Stored data>
————————
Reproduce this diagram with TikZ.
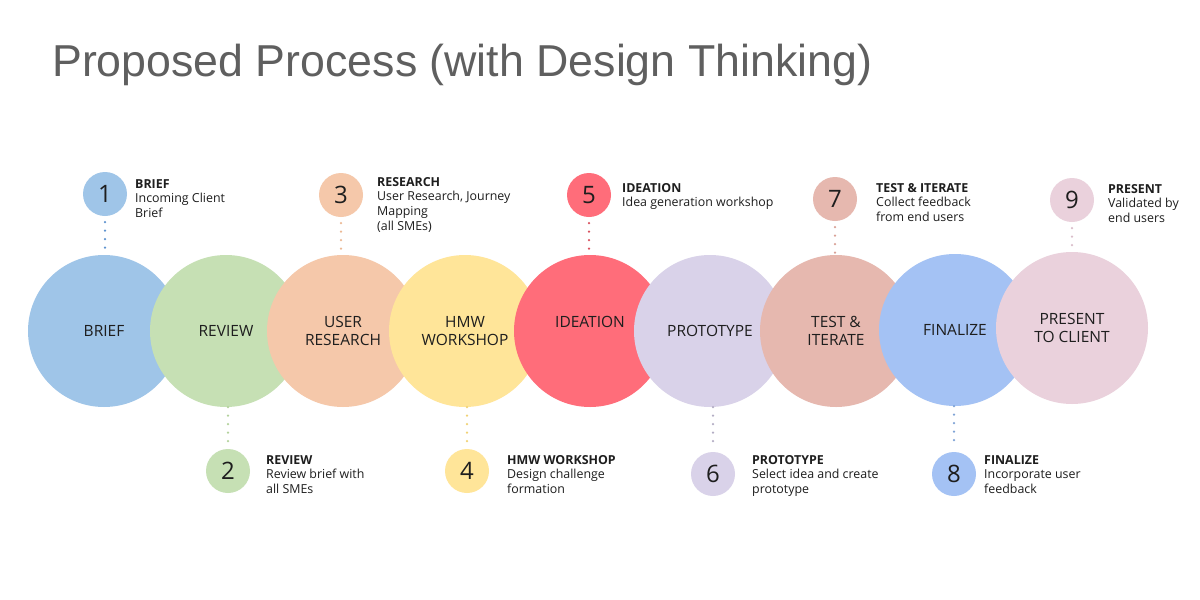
\documentclass[tikz,border=0pt]{standalone}
\usepackage{fontspec}
\setmainfont{Open Sans}
\newfontfamily\titlefont{Liberation Sans}
\definecolor{txt}{HTML}{1E1E1E}
\definecolor{ttl}{HTML}{5F5F5F}
\definecolor{c1}{HTML}{9FC5E8}
\definecolor{c2}{HTML}{C6E0B4}
\definecolor{c3}{HTML}{F5C8AA}
\definecolor{c4}{HTML}{FFE599}
\definecolor{c5}{HTML}{FF6D7A}
\definecolor{c6}{HTML}{D9D2E9}
\definecolor{c7}{HTML}{E6B8AF}
\definecolor{c8}{HTML}{A4C2F4}
\definecolor{c9}{HTML}{EAD1DC}
\definecolor{d1}{HTML}{5F93CF}
\definecolor{d2}{HTML}{B3D29C}
\definecolor{d3}{HTML}{ECB994}
\definecolor{d4}{HTML}{F1D274}
\definecolor{d5}{HTML}{D9525F}
\definecolor{d6}{HTML}{B3ADC4}
\definecolor{d7}{HTML}{D9A196}
\definecolor{d8}{HTML}{7FA3D6}
\definecolor{d9}{HTML}{DABDCA}
\begin{document}
\begin{tikzpicture}[x=1pt,y=-1pt,
  big/.style={circle, minimum size=152pt, inner sep=0pt, align=center, text=txt,
    font=\fontsize{15.5}{18}\selectfont},
  small/.style={circle, minimum size=44pt, inner sep=0pt, text=txt,
    font=\fontsize{24}{24}\selectfont},
  lbl/.style={anchor=north west, inner sep=0pt, align=left, text=txt,
    font=\fontsize{12.4}{14.8}\selectfont},
  dots/.style={line width=2.5pt, line cap=round, dash pattern=on 0pt off 8.5pt},
  ttlstyle/.style={anchor=base west, inner sep=0pt, text=ttl,
    font=\titlefont\fontsize{44.7}{50}\selectfont}]
\fill[white] (0,0) rectangle (1200,600);
\useasboundingbox (0,0) rectangle (1200,600);

\node[ttlstyle] (title) at (52,76) {Proposed Process (with Design Thinking)};

% big circles
\node[big, fill=c1] (b1) at (104,331) {BRIEF};
\node[big, fill=c2] (b2) at (226,331) {REVIEW};
\node[big, fill=c3] (b3) at (343,331) {USER\\RESEARCH};
\node[big, fill=c4] (b4) at (465,331) {HMW\\WORKSHOP};
\node[big, fill=c5] (b5) at (590,331) {IDEATION\\\mbox{}};
\node[big, fill=c6] (b6) at (710,331) {PROTOTYPE};
\node[big, fill=c7] (b7) at (836,331) {TEST \&\\ITERATE};
\node[big, fill=c8] (b8) at (955,330) {FINALIZE};
\node[big, fill=c9] (b9) at (1072,328) {PRESENT\\TO CLIENT};

% small circles
\node[small, fill=c1] (s1) at (105,194) {1};
\node[small, fill=c3] (s3) at (341,195) {3};
\node[small, fill=c5] (s5) at (589,195) {5};
\node[small, fill=c7] (s7) at (835,199) {7};
\node[small, fill=c9] (s9) at (1072,200) {9};
\node[small, fill=c2] (s2) at (228,471) {2};
\node[small, fill=c4] (s4) at (467,471) {4};
\node[small, fill=c6] (s6) at (713,474) {6};
\node[small, fill=c8] (s8) at (954,474) {8};

% labels
\node[lbl] (t1) at (135,179) {\textbf{BRIEF}\\Incoming Client\\Brief};
\node[lbl] (t3) at (377,177) {\textbf{RESEARCH}\\User Research, Journey\\Mapping\\(all SMEs)};
\node[lbl] (t5) at (622,183) {\textbf{IDEATION}\\Idea generation workshop};
\node[lbl] (t7) at (876,183) {\textbf{TEST \& ITERATE}\\Collect feedback\\from end users};
\node[lbl] (t9) at (1108,184) {\textbf{PRESENT}\\Validated by\\end users};
\node[lbl] (t2) at (266,455) {\textbf{REVIEW}\\Review brief with\\all SMEs};
\node[lbl] (t4) at (507,455) {\textbf{HMW WORKSHOP}\\Design challenge\\formation};
\node[lbl] (t6) at (752,455) {\textbf{PROTOTYPE}\\Select idea and create\\prototype};
\node[lbl] (t8) at (984,455) {\textbf{FINALIZE}\\Incorporate user\\feedback};

% dotted connectors
\draw[dots, d1, shorten <=6pt] (s1.south) -- (s1.south |- b1.north);
\draw[dots, d3, shorten <=6pt] (s3.south) -- (s3.south |- b3.north);
\draw[dots, d5, shorten <=6pt] (s5.south) -- (s5.south |- b5.north);
\draw[dots, d7, shorten <=6pt] (s7.south) -- (s7.south |- b7.north);
\draw[dots, d9, shorten <=6pt] (s9.south) -- (s9.south |- b9.north);
\draw[dots, d2, shorten >=6pt] (s2.north |- b2.south) -- (s2.north);
\draw[dots, d4, shorten >=6pt] (s4.north |- b4.south) -- (s4.north);
\draw[dots, d6, shorten >=6pt] (s6.north |- b6.south) -- (s6.north);
\draw[dots, d8, shorten >=6pt] (s8.north |- b8.south) -- (s8.north);
\end{tikzpicture}
\end{document}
————————
Written task> Repeat verbatim all the material, but not the pictures.

Solution>
Reproduce this diagram with TikZ.
\documentclass[tikz,border=0pt]{standalone}
\usepackage{fontspec}
\setmainfont{Open Sans}
\newfontfamily\titlefont{Liberation Sans}
\definecolor{txt}{HTML}{1E1E1E}
\definecolor{ttl}{HTML}{5F5F5F}
\definecolor{c1}{HTML}{9FC5E8}
\definecolor{c2}{HTML}{C6E0B4}
\definecolor{c3}{HTML}{F5C8AA}
\definecolor{c4}{HTML}{FFE599}
\definecolor{c5}{HTML}{FF6D7A}
\definecolor{c6}{HTML}{D9D2E9}
\definecolor{c7}{HTML}{E6B8AF}
\definecolor{c8}{HTML}{A4C2F4}
\definecolor{c9}{HTML}{EAD1DC}
\definecolor{d1}{HTML}{5F93CF}
\definecolor{d2}{HTML}{B3D29C}
\definecolor{d3}{HTML}{ECB994}
\definecolor{d4}{HTML}{F1D274}
\definecolor{d5}{HTML}{D9525F}
\definecolor{d6}{HTML}{B3ADC4}
\definecolor{d7}{HTML}{D9A196}
\definecolor{d8}{HTML}{7FA3D6}
\definecolor{d9}{HTML}{DABDCA}
\begin{document}
\begin{tikzpicture}[x=1pt,y=-1pt,
  big/.style={circle, minimum size=152pt, inner sep=0pt, align=center, text=txt,
    font=\fontsize{15.5}{18}\selectfont},
  small/.style={circle, minimum size=44pt, inner sep=0pt, text=txt,
    font=\fontsize{24}{24}\selectfont},
  lbl/.style={anchor=north west, inner sep=0pt, align=left, text=txt,
    font=\fontsize{12.4}{14.8}\selectfont},
  dots/.style={line width=2.5pt, line cap=round, dash pattern=on 0pt off 8.5pt},
  ttlstyle/.style={anchor=base west, inner sep=0pt, text=ttl,
    font=\titlefont\fontsize{44.7}{50}\selectfont}]
\fill[white] (0,0) rectangle (1200,600);
\useasboundingbox (0,0) rectangle (1200,600);

\node[ttlstyle] (title) at (52,76) {Proposed Process (with Design Thinking)};

% big circles
\node[big, fill=c1] (b1) at (104,331) {BRIEF};
\node[big, fill=c2] (b2) at (226,331) {REVIEW};
\node[big, fill=c3] (b3) at (343,331) {USER\\RESEARCH};
\node[big, fill=c4] (b4) at (465,331) {HMW\\WORKSHOP};
\node[big, fill=c5] (b5) at (590,331) {IDEATION\\\mbox{}};
\node[big, fill=c6] (b6) at (710,331) {PROTOTYPE};
\node[big, fill=c7] (b7) at (836,331) {TEST \&\\ITERATE};
\node[big, fill=c8] (b8) at (955,330) {FINALIZE};
\node[big, fill=c9] (b9) at (1072,328) {PRESENT\\TO CLIENT};

% small circles
\node[small, fill=c1] (s1) at (105,194) {1};
\node[small, fill=c3] (s3) at (341,195) {3};
\node[small, fill=c5] (s5) at (589,195) {5};
\node[small, fill=c7] (s7) at (835,199) {7};
\node[small, fill=c9] (s9) at (1072,200) {9};
\node[small, fill=c2] (s2) at (228,471) {2};
\node[small, fill=c4] (s4) at (467,471) {4};
\node[small, fill=c6] (s6) at (713,474) {6};
\node[small, fill=c8] (s8) at (954,474) {8};

% labels
\node[lbl] (t1) at (135,179) {\textbf{BRIEF}\\Incoming Client\\Brief};
\node[lbl] (t3) at (377,177) {\textbf{RESEARCH}\\User Research, Journey\\Mapping\\(all SMEs)};
\node[lbl] (t5) at (622,183) {\textbf{IDEATION}\\Idea generation workshop};
\node[lbl] (t7) at (876,183) {\textbf{TEST \& ITERATE}\\Collect feedback\\from end users};
\node[lbl] (t9) at (1108,184) {\textbf{PRESENT}\\Validated by\\end users};
\node[lbl] (t2) at (266,455) {\textbf{REVIEW}\\Review brief with\\all SMEs};
\node[lbl] (t4) at (507,455) {\textbf{HMW WORKSHOP}\\Design challenge\\formation};
\node[lbl] (t6) at (752,455) {\textbf{PROTOTYPE}\\Select idea and create\\prototype};
\node[lbl] (t8) at (984,455) {\textbf{FINALIZE}\\Incorporate user\\feedback};

% dotted connectors
\draw[dots, d1, shorten <=6pt] (s1.south) -- (s1.south |- b1.north);
\draw[dots, d3, shorten <=6pt] (s3.south) -- (s3.south |- b3.north);
\draw[dots, d5, shorten <=6pt] (s5.south) -- (s5.south |- b5.north);
\draw[dots, d7, shorten <=6pt] (s7.south) -- (s7.south |- b7.north);
\draw[dots, d9, shorten <=6pt] (s9.south) -- (s9.south |- b9.north);
\draw[dots, d2, shorten >=6pt] (s2.north |- b2.south) -- (s2.north);
\draw[dots, d4, shorten >=6pt] (s4.north |- b4.south) -- (s4.north);
\draw[dots, d6, shorten >=6pt] (s6.north |- b6.south) -- (s6.north);
\draw[dots, d8, shorten >=6pt] (s8.north |- b8.south) -- (s8.north);
\end{tikzpicture}
\end{document}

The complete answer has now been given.